Voor het bestuderen van molens bestaat een apart woord: Molinologie. Dat kan in principe los staan van molenbehoud, maar in de praktijk zijn er vaak raakvlakken: dat wat je bestudeert zal je graag willen behouden. Juist één van de bekendste Nederlandse molinologen speelde na de oorlog een belangrijke rol voor het molenbehoud in de provincie Zuid-Holland.

Molens in gevaar

Door de opkomst van de verbrandingsmotoren – die ook bij windstilte konden werken – werden molens aan de begin van de vorige eeuw bij bosjes tegelijk afgebroken. In 1923 werd vereniging De Hollandsche Molen opgericht om te redden wat er nog te redden viel en dat was aanvankelijk geen gemakkelijke taak. Ook de provincie Zuid-Holland zag het belang van molenbehoud al vroeg in. In 1927 schreef het provinciebestuur een brief aan alle polders en waterschappen in de provincie met het verzoek om hen te melden indien men een windmolen wilde vervangen door een mechanische bemaling. Doel hiervan was om te onderzoeken of dit wel nodig was en of men door middel van reparaties de betreffende molen(s) toch niet voor de bemaling kon redden.

Rond die tijd kwamen de eerste wiekverbeteringen in zwang die door middel van aerodynamica een hoger rendement uit de wind konden halen. Op die manier zouden de traditionele molens beter kunnen concurreren met mechanische bemaling, was de gedachte. Als eerste werd de Dekkerwiek toegepast – tegenwoordig onder andere nog te zien op de Pendrechtse Molen in Barendrecht en de Meerburgermolen bij Leiderdorp – even later gevolgd door de fokwiek die op een nog grotere schaal werd toegepast, onder andere op de molens van de viergang in Aarlanderveen en de driegang bij Leidschendam. 

Tijdens de Tweede Wereldoorlog konden verschillende polders weer profiteren van de windbemaling omdat brandstof en elektriciteit schaars waren en na die periode kwam er de wet Bescherming Waterstaatswerken in Oorlogstijd (BWO) die er voor zorgde dat verschillende poldermolens in bedrijfsklare toestand werden gehouden voor het geval de nood weer aan de man zou raken. Met de val van de Muur en de daarop volgende militaire ontspanning tussen Oost- en West-Europa werd deze regeling in 1990 opgeheven.

Erfgoed behouden

Toch was de rol van windmolens na de Tweede Wereldoorlog in het algemeen al snel uitgespeeld: toenemende mechanisatie in de tijd van de Wederopbouw zorgden ervoor dat molens door polderbesturen en particuliere eigenaren steeds vaker werden gezien als onnodige kostenposten en daarmee lag sloop op de loer. Om dit te voorkomen stelde de provincie Zuid-Holland reeds in 1947 haar eerste subsidie beschikbaar voor de restauratie van de korenmolen in Arkel. Het was de start van een provinciaal molenbeleid dat later voor velen als voorbeeld zou dienen. In 1948 werd er door de provincie een fonds opgericht om molenrestauraties te financieren en in datzelfde jaar werd een provinciale molencommissie opgericht met als doel moleneigenaren te adviseren bij restauraties. In deze commissie waren afgevaardigden vertegenwoordigd van onder meer het Rijk, De Hollandsche Molen, de provinciale VVV, de ANWB en het Hoogheemraadschap van Rijnland.

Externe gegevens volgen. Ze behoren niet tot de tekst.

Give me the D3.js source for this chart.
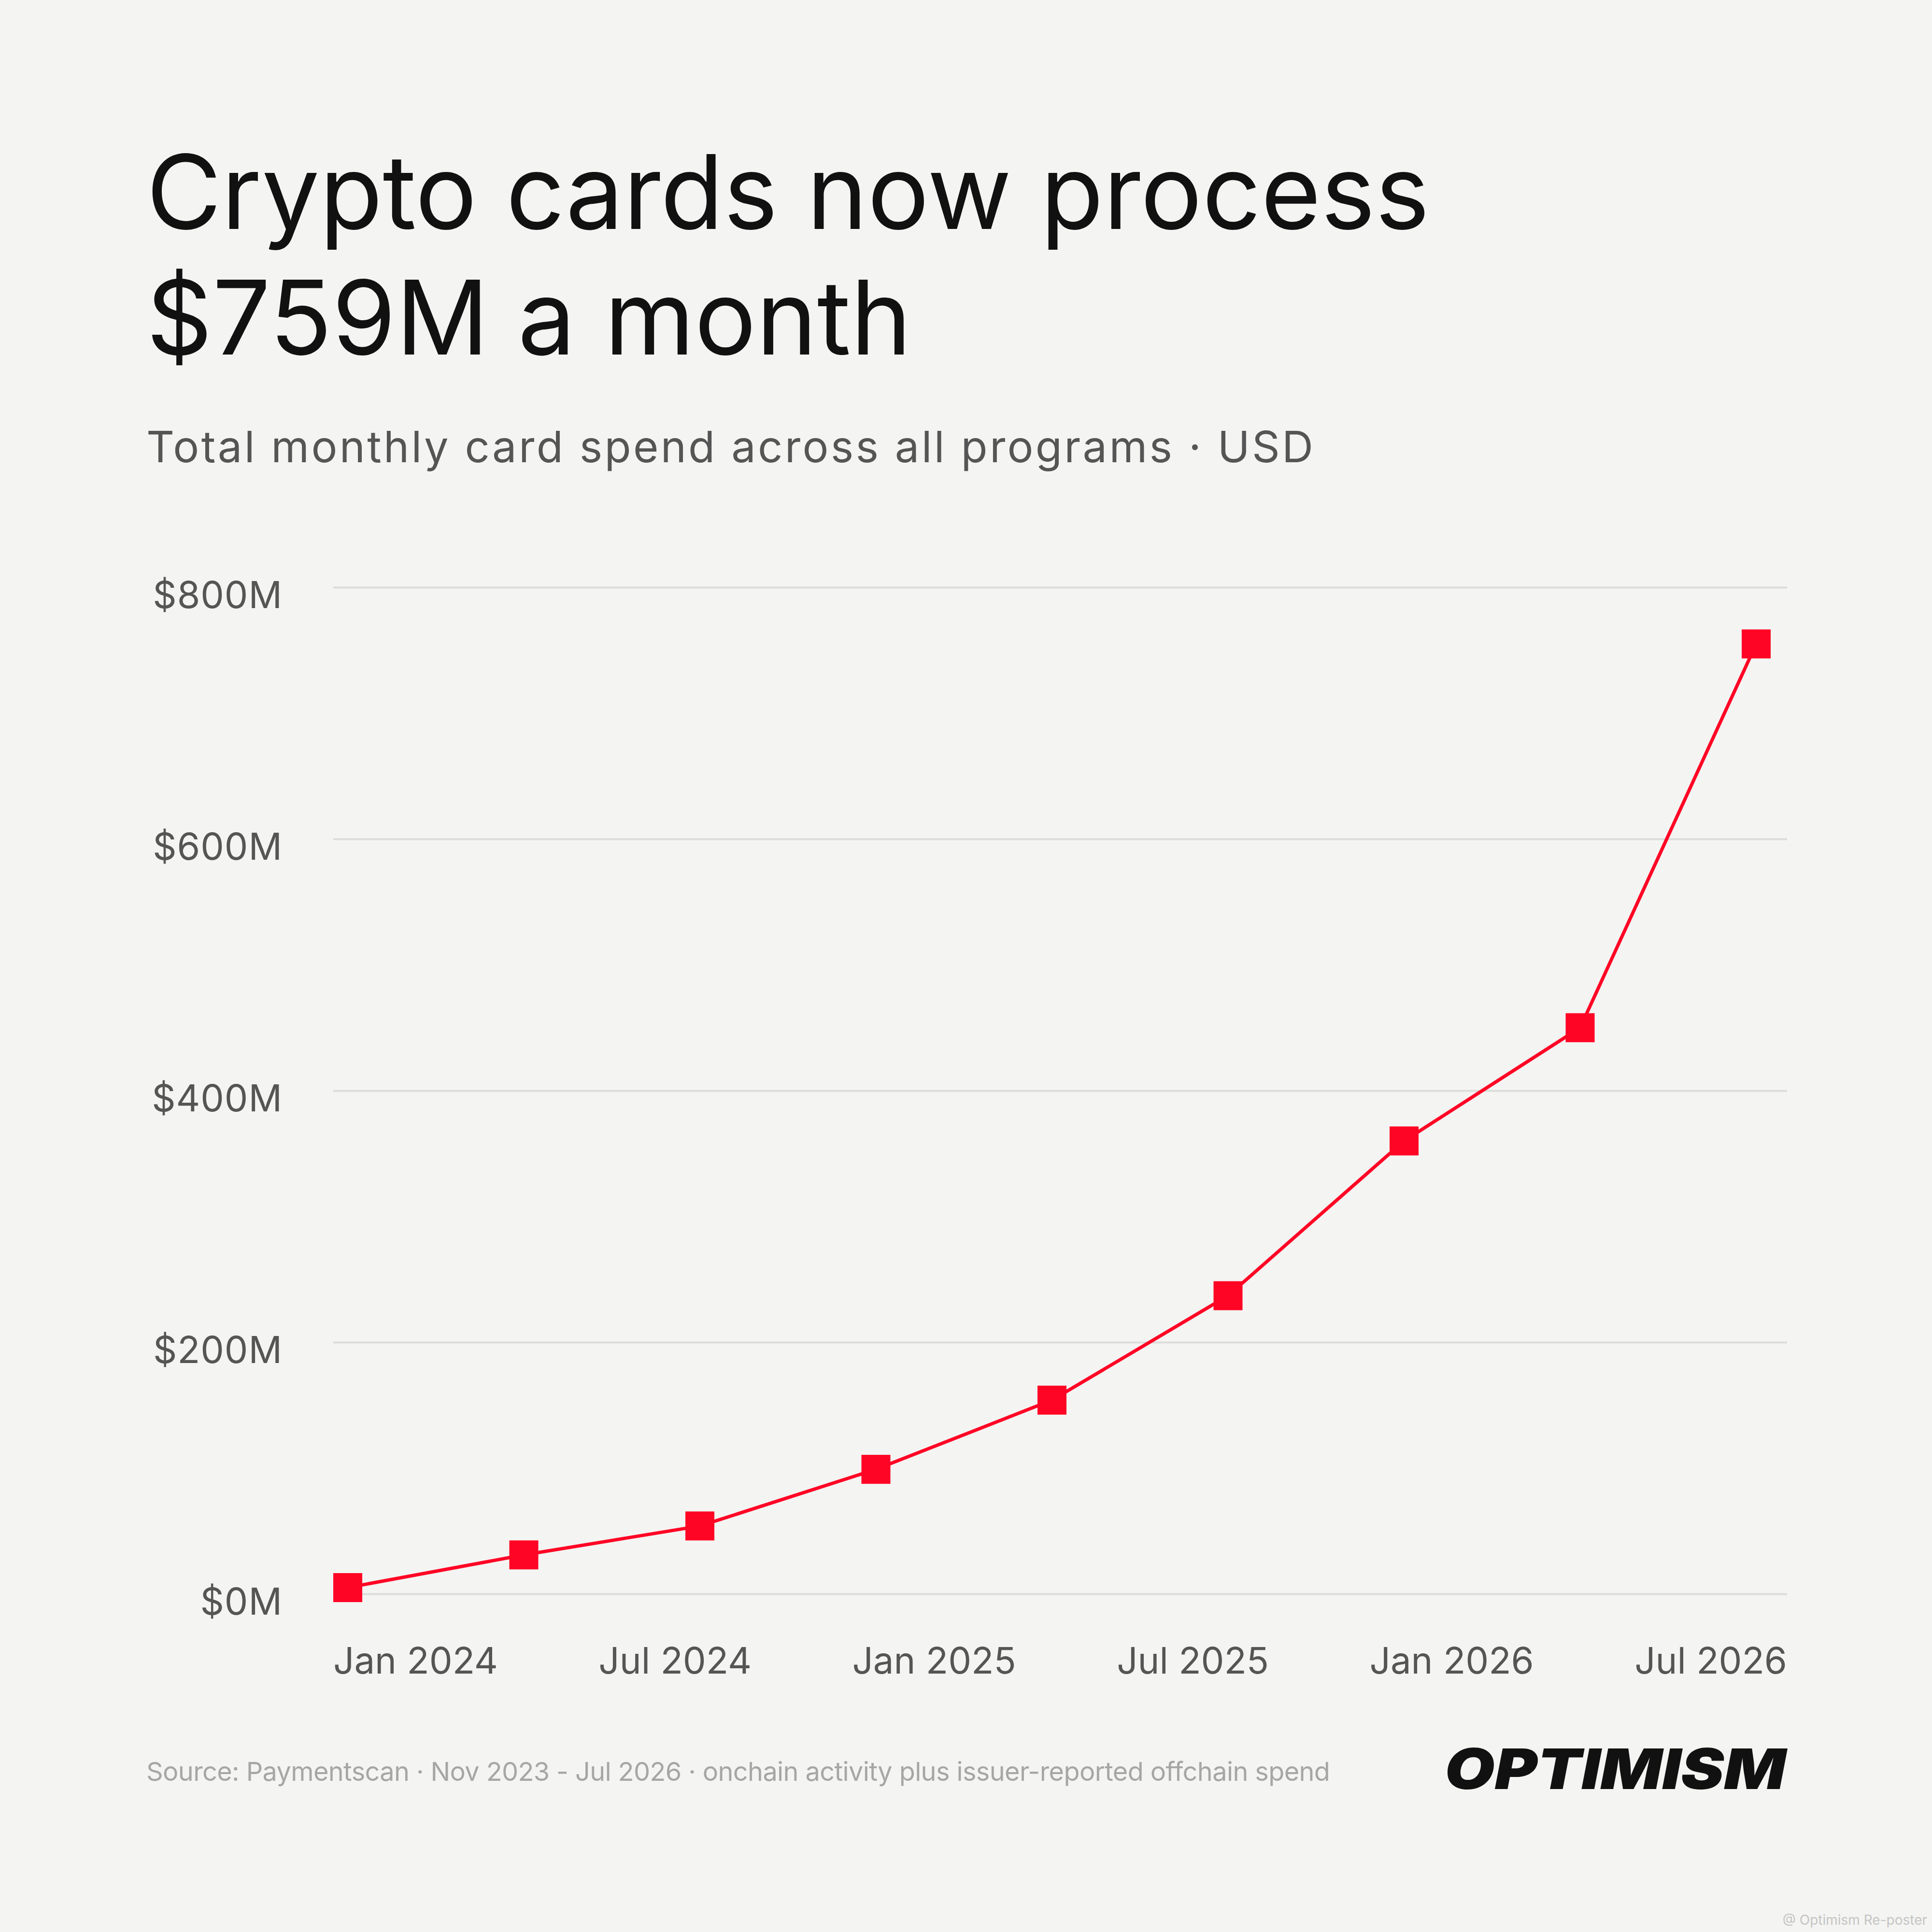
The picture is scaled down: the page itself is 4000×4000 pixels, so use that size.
<!DOCTYPE html>
<html>
<head>
<meta charset="utf-8">
<script src="https://cdn.jsdelivr.net/npm/d3@7"></script>
<style>
  html, body { margin: 0; padding: 0; background: #f4f4f2; }
  svg { display: block; }
  text { font-family: Inter, "Noto Sans", sans-serif; }
</style>
</head>
<body>
<script>
// data
const months = ["Nov 2023", "Mar 2024", "Jul 2024", "Nov 2024", "Mar 2025", "Jul 2025", "Nov 2025", "Mar 2026", "Jul 2026"];
const spend = [5, 31, 54, 99, 154, 237, 360, 450, 755];
const yTicks = [0, 200, 400, 600, 800];
const xLabels = ["Jan 2024", "Jul 2024", "Jan 2025", "Jul 2025", "Jan 2026", "Jul 2026"];
const titleLines = ["Crypto cards now process", "$759M a month"];
const subtitle = "Total monthly card spend across all programs \u00b7 USD";
const source = "Source: Paymentscan \u00b7 Nov 2023 - Jul 2026 \u00b7 onchain activity plus issuer-reported offchain spend";

const W = 4000, H = 4000;
const plot = { left: 690, right: 3700, top: 1216, bottom: 3300 };
const red = "#ff0525";

const svg = d3.select("body").append("svg")
    .attr("width", W)
    .attr("height", H);

svg.append("rect")
    .attr("width", W)
    .attr("height", H)
    .attr("fill", "#f4f4f2");

// title + subtitle
svg.append("g")
    .selectAll("text")
    .data(titleLines)
    .enter()
    .append("text")
    .attr("x", 303)
    .attr("y", (d, i) => 474 + i * 260)
    .attr("font-size", 213)
    .attr("letter-spacing", 0)
    .attr("fill", "#111111")
    .text(d => d);

svg.append("text")
    .attr("x", 303)
    .attr("y", 957)
    .attr("font-size", 90)
    .attr("letter-spacing", 4.3)
    .attr("fill", "#555555")
    .text(subtitle);

var x = d3.scalePoint()
    .domain(months)
    .range([plot.left + 30, plot.right - 64]);

var y = d3.scaleLinear()
    .domain([0, 800])
    .range([plot.bottom, plot.top]);

// gridlines
var grid = svg.append("g")
    .attr("class", "grid")
    .attr("transform", "translate(" + plot.left + ",0)")
    .call(d3.axisLeft(y)
        .tickValues(yTicks)
        .tickSize(-(plot.right - plot.left))
        .tickFormat(""));
grid.select(".domain").remove();
grid.selectAll("line")
    .attr("stroke", "#dcdcda")
    .attr("stroke-width", 4);

// y labels
var yAxis = svg.append("g")
    .attr("transform", "translate(585,0)")
    .call(d3.axisLeft(y)
        .tickValues(yTicks)
        .tickSize(0)
        .tickPadding(0)
        .tickFormat(d => "$" + d + "M"));
yAxis.select(".domain").remove();
yAxis.selectAll("text")
    .attr("font-family", "Inter, 'Noto Sans', sans-serif")
    .attr("font-size", 77)
    .attr("letter-spacing", 1)
    .attr("fill", "#555555")
    .attr("dy", 42);

// x labels, spread edge to edge
var xl = svg.append("g")
    .attr("class", "xlabels")
    .selectAll("text")
    .data(xLabels)
    .enter()
    .append("text")
    .attr("y", 3465)
    .attr("font-size", 76)
    .attr("fill", "#555555")
    .text(d => d);
var widths = [];
xl.each(function() { widths.push(this.getComputedTextLength()); });
var gap = (plot.right - plot.left - d3.sum(widths)) / (xLabels.length - 1);
var pos = plot.left;
xl.attr("x", function(d, i) {
    var p = pos;
    pos += widths[i] + gap;
    return p;
});

// line + markers
var line = d3.line()
    .x((d, i) => x(months[i]))
    .y(d => y(d));

svg.append("path")
    .datum(spend)
    .attr("fill", "none")
    .attr("stroke", red)
    .attr("stroke-width", 7)
    .attr("stroke-linejoin", "round")
    .attr("d", line);

svg.append("g")
    .selectAll("rect")
    .data(spend)
    .enter()
    .append("rect")
    .attr("x", (d, i) => x(months[i]) - 30)
    .attr("y", d => y(d) - 30)
    .attr("width", 60)
    .attr("height", 60)
    .attr("fill", red);

// footer
svg.append("text")
    .attr("x", 303)
    .attr("y", 3687)
    .attr("font-size", 54)
    .attr("letter-spacing", -0.6)
    .attr("fill", "#a6a6a6")
    .text(source);

svg.append("text")
    .attr("x", 2991)
    .attr("y", 3704)
    .attr("font-size", 116)
    .attr("font-weight", 900)
    .attr("font-style", "italic")
    .attr("textLength", 706)
    .attr("lengthAdjust", "spacingAndGlyphs")
    .attr("fill", "#111111")
    .text("OPTIMISM");

svg.append("text")
    .attr("x", 3990)
    .attr("y", 3985)
    .attr("text-anchor", "end")
    .attr("font-size", 28)
    .attr("fill", "#c4c4c4")
    .text("@ Optimism Re-poster");
</script>
</body>
</html>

In 1951 kwam er een provinciale molenverordening die het moleneigenaren verbood om molens te slopen, buiten bedrijf te stellen zonder maatregelen tot behoud of anderszins in te richten dan voor hun oorspronkelijke doel. Rond die tijd hing ook de toekomst van het wereldberoemde molencomplex Kinderdijk aan een zijden draadje, toen het waterschap Overwaard haar laatste molens buiten bedrijf stelde en overging tot volledige mechanische bemaling. Het merkwaardige was dat die bemaling op dat moment nog helemaal niet gerealiseerd was.

De provincie Zuid-Holland wilde de molenbemaling het liefst voortzetten en door het stilzetten van de molens wilde het waterschap de provincie onder druk zetten. Toen het waterschap nog een stapje verder ging – men wilde opdracht geven om de niet meer in bedrijf zijnde molens te slopen – greep de provincie in. Er werd een aardig compromis bij elkaar gepolderd: als het waterschap zou meewerken aan het behoud van de molens, dan zou men snel de vergunningen krijgen voor het nieuwe gemaal. In 1952 werd besloten dat het waterschap de molens zou afstaan in erfpacht aan de provincie en een jaar later ging de bouw van het langverwachte nieuwe gemaal van start.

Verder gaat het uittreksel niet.